In Osterville we stayed in my father's cousin Oscar's guest cabin, the Little House. Oscar and Dad were two of the nine Carpenter cousins who grew up with each other during the Depression. Dad had other cousins on his father's side, and Mom had more than 30 cousins on her mother's side alone. My own cousin experience is, I think, more typical of Boomers: I had five cousins. They lived states away and at times continents away. My brother, sister, and I saw them infrequently, and never developed the sense of family that Dad and his cousins had.
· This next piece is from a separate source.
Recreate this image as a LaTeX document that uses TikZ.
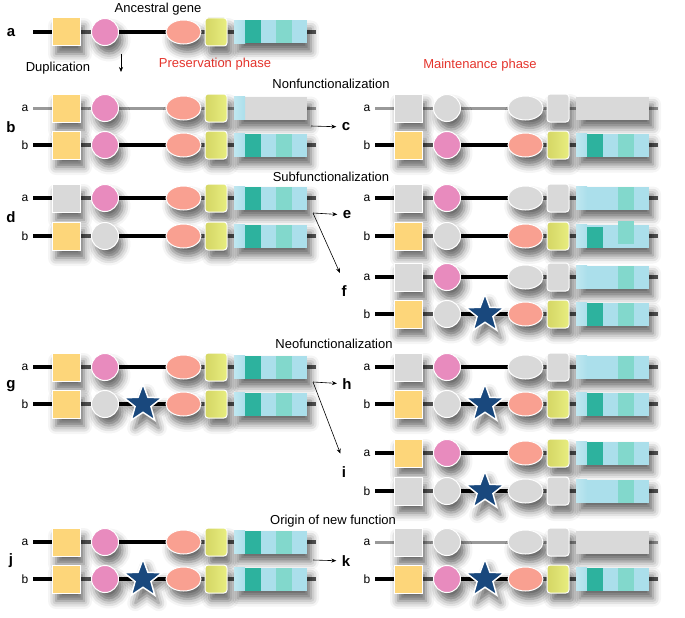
\documentclass[tikz,border=0pt]{standalone}
\usepackage{fontspec}
\setmainfont{Liberation Sans}
\usetikzlibrary{shapes.geometric,shadows.blur,arrows.meta}

\definecolor{sqyel}{RGB}{253,214,122}
\definecolor{cipink}{RGB}{232,139,190}
\definecolor{elsalm}{RGB}{249,160,145}
\definecolor{roylw}{RGB}{232,237,128}
\definecolor{rodark}{RGB}{212,214,100}
\definecolor{blkblue}{RGB}{171,223,235}
\definecolor{tealdk}{RGB}{45,178,158}
\definecolor{teallt}{RGB}{130,216,204}
\definecolor{offgrey}{RGB}{217,217,217}
\definecolor{phasered}{RGB}{228,52,44}
\definecolor{starblue}{RGB}{25,72,125}

\tikzset{
  shad/.style={blur shadow={shadow xshift=4pt,shadow yshift=-8pt,shadow blur radius=8pt,shadow opacity=60}},
  elem/.style={shad,draw=white,line width=1pt},
  sqon/.style={fill=sqyel},
  cion/.style={fill=cipink},
  elon/.style={fill=elsalm},
  roon/.style={left color=rodark,right color=roylw},
  off/.style={fill=offgrey},
  fnline/.style={line width=4.5pt,black},
  gapline/.style={line width=4.5pt,black!65},
  nfline/.style={line width=3pt,black!40},
  mstar/.style={star,star points=5,star point ratio=2.4,minimum size=40pt,inner sep=0pt,
    fill=starblue,draw=white,line width=1.5pt,shad},
  rowlbl/.style={font=\fontsize{12}{14}\selectfont},
  panel/.style={font=\fontsize{15}{17}\selectfont\bfseries},
  head/.style={font=\fontsize{13}{15}\selectfont},
  phase/.style={font=\fontsize{13}{15}\selectfont,text=phasered},
  arr/.style={-{Stealth[length=5pt,width=4pt]},line width=0.6pt}
}

% gene lines
\newcommand{\lnfun}{\draw[fnline] (-19,0) -- (264,0);
  \foreach \a/\b in {28/40,149/153,175/182,255/264} \draw[gapline] (\a,0) -- (\b,0);}
\newcommand{\lnoff}{\draw[nfline] (-19,0) -- (264,0);}

% coding blocks
\newcommand{\blkfull}{%
  \fill[shad,blkblue] (182,-11.5) rectangle (255,11.5);
  \fill[left color=blkblue!75!white,right color=blkblue] (182,-11.5) rectangle (193,11.5);
  \fill[tealdk] (193,-11.5) rectangle (209,11.5);
  \fill[teallt] (224,-11.5) rectangle (240,11.5);}
\newcommand{\blkpart}{%
  \fill[shad,blkblue] (182,-11.5) rectangle (255,11.5);
  \fill[left color=blkblue!75!white,right color=blkblue] (182,-11.5) rectangle (193,11.5);
  \fill[teallt] (224,-11.5) rectangle (240,11.5);}
\newcommand{\blkshift}{%
  \fill[shad,blkblue] (182,-11.5) rectangle (255,11.5);
  \fill[left color=blkblue!75!white,right color=blkblue] (182,-11.5) rectangle (193,11.5);
  \fill[tealdk] (193,-9) rectangle (209,11.5);
  \fill[teallt] (224,-15) rectangle (240,7.5);}
\newcommand{\blkpseudo}{%
  \fill[shad,offgrey] (182,-11.5) rectangle (255,11.5);
  \fill[left color=blkblue!75!white,right color=blkblue] (182,-11.5) rectangle (193,11.5);}
\newcommand{\blkoff}{\fill[shad,offgrey] (182,-11.5) rectangle (255,11.5);}
\newcommand{\mutstar}{\node[mstar] (mut) at (91,0) {};}

% one gene: origin, line, square, circle, ellipse, rounded box, block, mutation
\newcommand{\generow}[9]{%
  \begin{scope}[shift={(#1,#2)}]
    #3
    \filldraw[elem,#4] (0,-14) rectangle (28,14);
    \filldraw[elem,#5] (53,0) circle (13.5);
    #9
    \filldraw[elem,#6] (131.5,0) ellipse (17.5 and 12);
    \filldraw[elem,#7,rounded corners=3pt] (153,-14) rectangle (175,14);
    #8
  \end{scope}}

\begin{document}
\begin{tikzpicture}[x=1pt,y=-1pt]
\useasboundingbox (0,0) rectangle (685,618);

% headings
\node[head] (anc) at (158,9) {Ancestral gene};
\node[head] (dup) at (58,68) {Duplication};
\node[phase] (pres) at (215,64) {Preservation phase};
\node[phase] (maint) at (480,65) {Maintenance phase};
\node[head] (nonf) at (331,84) {Nonfunctionalization};
\node[head] (subf) at (331,177) {Subfunctionalization};
\node[head] (neof) at (334,344) {Neofunctionalization};
\node[head] (orig) at (333,521) {Origin of new function};

% panel letters
\node[panel] (pa) at (11,33) {a};
\node[panel] (pb) at (11,127) {b};
\node[panel] (pd) at (11,217) {d};
\node[panel] (pg) at (11,386) {g};
\node[panel] (pj) at (11,561) {j};
\node[panel] (pc) at (346,127) {c};
\node[panel] (pe) at (347,215) {e};
\node[panel] (pf) at (344,291) {f};
\node[panel] (ph) at (347,384) {h};
\node[panel] (pi) at (344,472) {i};
\node[panel] (pk) at (346,561) {k};

% copy labels
\foreach \y/\t in {108/a,145/b,198/a,236/b,367/a,404/b,542/a,579/b}
  \node[rowlbl] at (25,\y) {\t};
\foreach \y/\t in {108/a,145/b,198/a,236/b,277/a,314/b,367/a,404/b,453/a,491/b,542/a,579/b}
  \node[rowlbl] at (367,\y) {\t};

% a
\generow{52}{32}{\lnfun}{sqon}{cion}{elon}{roon}{\blkfull}{}
% b
\generow{52}{108}{\lnoff}{sqon}{cion}{elon}{roon}{\blkpseudo}{}
\generow{52}{145}{\lnfun}{sqon}{cion}{elon}{roon}{\blkfull}{}
% c
\generow{394}{108}{\lnoff}{off}{off}{off}{off}{\blkoff}{}
\generow{394}{145}{\lnfun}{sqon}{cion}{elon}{roon}{\blkfull}{}
% d
\generow{52}{198}{\lnfun}{off}{cion}{elon}{roon}{\blkfull}{}
\generow{52}{236}{\lnfun}{sqon}{off}{elon}{roon}{\blkfull}{}
% e
\generow{394}{198}{\lnfun}{off}{cion}{off}{off}{\blkpart}{}
\generow{394}{236}{\lnfun}{sqon}{off}{elon}{roon}{\blkshift}{}
% f
\generow{394}{277}{\lnfun}{off}{cion}{off}{off}{\blkpart}{}
\generow{394}{314}{\lnfun}{sqon}{off}{elon}{roon}{\blkfull}{\mutstar}
% g
\generow{52}{367}{\lnfun}{sqon}{cion}{elon}{roon}{\blkfull}{}
\generow{52}{404}{\lnfun}{sqon}{off}{elon}{roon}{\blkfull}{\mutstar}
% h
\generow{394}{367}{\lnfun}{off}{cion}{off}{off}{\blkpart}{}
\generow{394}{404}{\lnfun}{sqon}{off}{elon}{roon}{\blkfull}{\mutstar}
% i
\generow{394}{453}{\lnfun}{sqon}{cion}{elon}{roon}{\blkfull}{}
\generow{394}{491}{\lnfun}{off}{off}{off}{off}{\blkpart}{\mutstar}
% j
\generow{52}{542}{\lnfun}{sqon}{cion}{elon}{roon}{\blkfull}{}
\generow{52}{579}{\lnfun}{sqon}{cion}{elon}{roon}{\blkfull}{\mutstar}
% k
\generow{394}{542}{\lnoff}{off}{off}{off}{off}{\blkoff}{}
\generow{394}{579}{\lnfun}{sqon}{cion}{elon}{roon}{\blkfull}{\mutstar}

% arrows
\coordinate (dupS) at (121,54);
\coordinate (dupE) at (121,72);
\coordinate (bout) at (311,126);
\coordinate (dout) at (313,213);
\coordinate (gout) at (313,382);
\coordinate (jout) at (313,560);
\draw[arr] (dupS) -- (dupE);
\draw[arr,shorten >=2pt] (bout) -- (pc);
\draw[arr,shorten >=2pt] (dout) -- (pe);
\draw[arr,shorten >=10pt] (dout) -- (pf.north);
\draw[arr,shorten >=2pt] (gout) -- (ph);
\draw[arr,shorten >=10pt] (gout) -- (pi.north);
\draw[arr,shorten >=2pt] (jout) -- (pk);
\end{tikzpicture}
\end{document}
The Little House lived up to its name. In the evenings we didn't even have to sneak downstairs to eavesdrop on the adults. Oscar's voice carried perfectly well as he talked about his friend Doc Curtis and the Baker family (owners of Colonial Candle, where he worked), exchanged updates about his cousins, and conversed about the state of affairs on the Cape.

breezing up

The Little House had spiders in the bathroom—I hate spiders—but at least they were web-bound, not the blazingly fast hairy-legged free-range behemoths that today typically sneak up and startle the bejeezus out of me. Behind the house was the telephone-pole-mounted fire siren, which was tested every day at noon, accompanied by armies of baying dogs. It was a short walk to the village center, where I went into a bank and asked for four-cent stamps. If my voice had been changing, the embarrassment might have scarred me for life, but it was funny then and my grandchildren think it's funny now. (It was a good year for the Post Office, which issued probably the handsomest stamp ever printed by the United States. Commemorating Winslow Homer, it was totally unlike the gaudy, glossy, cheesily offset-printed, popular-culture-oriented crap they inflict on us today, and, to boot, cost an order of magnitude less.)

We took road trips, heading east out Route 28, to Hyannis for the obligatory visit to Colonial Candle, and sometimes even to Yarmouth. Our elders seemed to enjoy spending way too much time in gift shops. Though generally of scant interest to kids, they sometimes offered displays of classic technology not found in our real-life downtowns. Artisans blowing glass and weaving on a loom fascinated me.

We spent hours at Dowse's Beach, where the gatekeeper had cauliflower ears and was tanned to the bone. The phrase "sun protection factor" had no meaning, and we were all pretty crispy after a week. Our big dilemma was whether to go to the Little Side (East Bay, warm and calm) or the Big Side (Nantucket Sound, cooler, big waves). Our parents, as parents were prepared to do then, arbitrarily adjudicated the matter; and yet again I fail to display permanent damage from blows to my self-esteem incurred when the choice went against me. We chased gulls, built castles, buried each other in the sand, soaked our poison ivy in sea water, and accumulated halcyon days against the demands of future New England Februaries.

The beach presents the physical interface between two alien universes. When we're up to our waists in the ocean we're stretched between the two, our lower halves bizarre interlopers in the realm of quahogs and dogfish, like the sphere manifesting itself in Flatland. There is always a sense of strangeness at an interface. In beach towns conventions seem less stringent, the atmosphere faintly piratical. The beach interface not only is strange, it exerts attraction upon those who are susceptible. Its power drops slightly beyond the beach towns, out of earshot of the surf, and then remains constant over any distance, always drawing us back.

Beach towns are perfect for honeymoons, and the richest conversations with our oldest friends. They're probably the only place in the world in which a male human of the engineering persuasion can credibly attempt to pass for normal, though, of course, hardly ever successfully.